Write the story. Go to the protest or the city council meeting. Start the band. Sign the petition. Plant the garden. There are millions of things that won’t get done unless we do them.
One of my favorite shows is The West Wing. And one of the most famous and quoted pieces of dialogue, from anywhere in the whole series, is in the second season, when Leo (the White House Chief of Staff) convinces Josh (the Deputy Chief of Staff) that it’s okay to need help. That it’s okay to not be okay. This is the story that Leo tells Josh:
This guy’s walking down a street when he falls in a hole. The walls are so steep, he can’t get out. A doctor passes by, and the guy shouts up, “Hey you, can you help me out?” The doctor writes a prescription, throws it down in the hole and moves on. Then a priest comes along, and the guy shouts up “Father, I’m down in this hole, can you help me out?” The priest writes out a prayer, throws it down in the hole and moves on.
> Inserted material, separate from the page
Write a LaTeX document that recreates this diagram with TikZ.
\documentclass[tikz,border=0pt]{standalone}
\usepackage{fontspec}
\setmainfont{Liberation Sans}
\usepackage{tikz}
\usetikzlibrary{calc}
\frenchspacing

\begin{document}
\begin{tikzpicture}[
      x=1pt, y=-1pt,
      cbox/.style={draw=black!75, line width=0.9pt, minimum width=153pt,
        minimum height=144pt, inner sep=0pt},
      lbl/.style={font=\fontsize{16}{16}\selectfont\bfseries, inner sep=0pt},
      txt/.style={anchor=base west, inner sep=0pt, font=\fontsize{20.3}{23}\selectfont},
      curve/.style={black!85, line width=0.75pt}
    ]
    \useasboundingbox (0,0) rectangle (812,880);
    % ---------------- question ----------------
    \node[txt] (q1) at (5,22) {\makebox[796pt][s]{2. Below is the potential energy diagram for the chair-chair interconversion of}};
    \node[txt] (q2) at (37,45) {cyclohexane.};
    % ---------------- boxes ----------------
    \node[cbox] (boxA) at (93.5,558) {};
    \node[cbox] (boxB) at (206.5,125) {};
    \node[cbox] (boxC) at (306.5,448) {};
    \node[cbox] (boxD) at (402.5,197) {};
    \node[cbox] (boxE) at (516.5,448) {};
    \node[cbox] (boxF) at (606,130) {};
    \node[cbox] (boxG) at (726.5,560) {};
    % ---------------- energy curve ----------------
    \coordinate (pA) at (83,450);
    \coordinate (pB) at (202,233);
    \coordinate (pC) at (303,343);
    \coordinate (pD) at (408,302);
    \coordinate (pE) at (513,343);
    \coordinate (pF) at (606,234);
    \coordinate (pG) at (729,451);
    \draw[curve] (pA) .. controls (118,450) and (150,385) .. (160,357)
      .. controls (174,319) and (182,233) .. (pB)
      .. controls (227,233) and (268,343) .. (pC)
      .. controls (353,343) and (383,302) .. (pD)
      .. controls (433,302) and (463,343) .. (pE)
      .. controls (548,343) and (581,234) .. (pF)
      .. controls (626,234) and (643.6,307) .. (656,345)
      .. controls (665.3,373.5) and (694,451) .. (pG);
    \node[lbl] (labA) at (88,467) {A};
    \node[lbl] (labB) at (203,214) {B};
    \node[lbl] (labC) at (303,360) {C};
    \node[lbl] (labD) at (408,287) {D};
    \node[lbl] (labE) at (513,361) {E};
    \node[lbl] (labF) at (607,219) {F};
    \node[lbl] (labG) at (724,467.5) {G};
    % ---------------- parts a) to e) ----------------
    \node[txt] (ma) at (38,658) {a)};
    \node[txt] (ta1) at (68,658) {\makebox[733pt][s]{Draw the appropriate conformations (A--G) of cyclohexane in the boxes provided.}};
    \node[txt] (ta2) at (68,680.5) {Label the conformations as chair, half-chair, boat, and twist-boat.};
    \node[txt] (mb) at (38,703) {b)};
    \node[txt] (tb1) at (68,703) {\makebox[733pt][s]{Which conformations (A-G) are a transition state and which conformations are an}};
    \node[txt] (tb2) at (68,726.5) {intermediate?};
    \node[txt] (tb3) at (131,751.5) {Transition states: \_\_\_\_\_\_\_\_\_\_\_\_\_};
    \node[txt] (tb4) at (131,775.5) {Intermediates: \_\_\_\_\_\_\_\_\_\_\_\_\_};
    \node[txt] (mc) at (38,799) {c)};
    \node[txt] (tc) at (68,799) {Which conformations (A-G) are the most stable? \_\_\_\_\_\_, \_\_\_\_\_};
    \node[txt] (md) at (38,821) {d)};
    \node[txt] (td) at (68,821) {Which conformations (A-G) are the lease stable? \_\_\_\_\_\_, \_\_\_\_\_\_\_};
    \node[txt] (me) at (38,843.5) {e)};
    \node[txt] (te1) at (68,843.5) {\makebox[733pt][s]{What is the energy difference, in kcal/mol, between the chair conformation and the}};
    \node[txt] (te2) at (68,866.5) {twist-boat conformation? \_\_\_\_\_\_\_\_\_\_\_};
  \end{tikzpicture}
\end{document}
Then a friend walks by. “Hey Joe, it’s me, can you help me out?” And the friend jumps in the hole. Our guy says, “Are you stupid? Now we’re both down here.” The friend says, “Yeah, but I’ve been down here before, and I know the way out.”
I’ll be honest: I don’t know the way out of the hole. I don’t know if anyone really does. What the United States is trying to accomplish, has been trying to accomplish since our infancy, is knit together many disparate groups into one cohesive and just whole. It’s not something that’s ever been successfully done, on a large scale, in the history of the world.
But I’m in this hole with you. Because you’re my friend. The rest we’ll figure out together.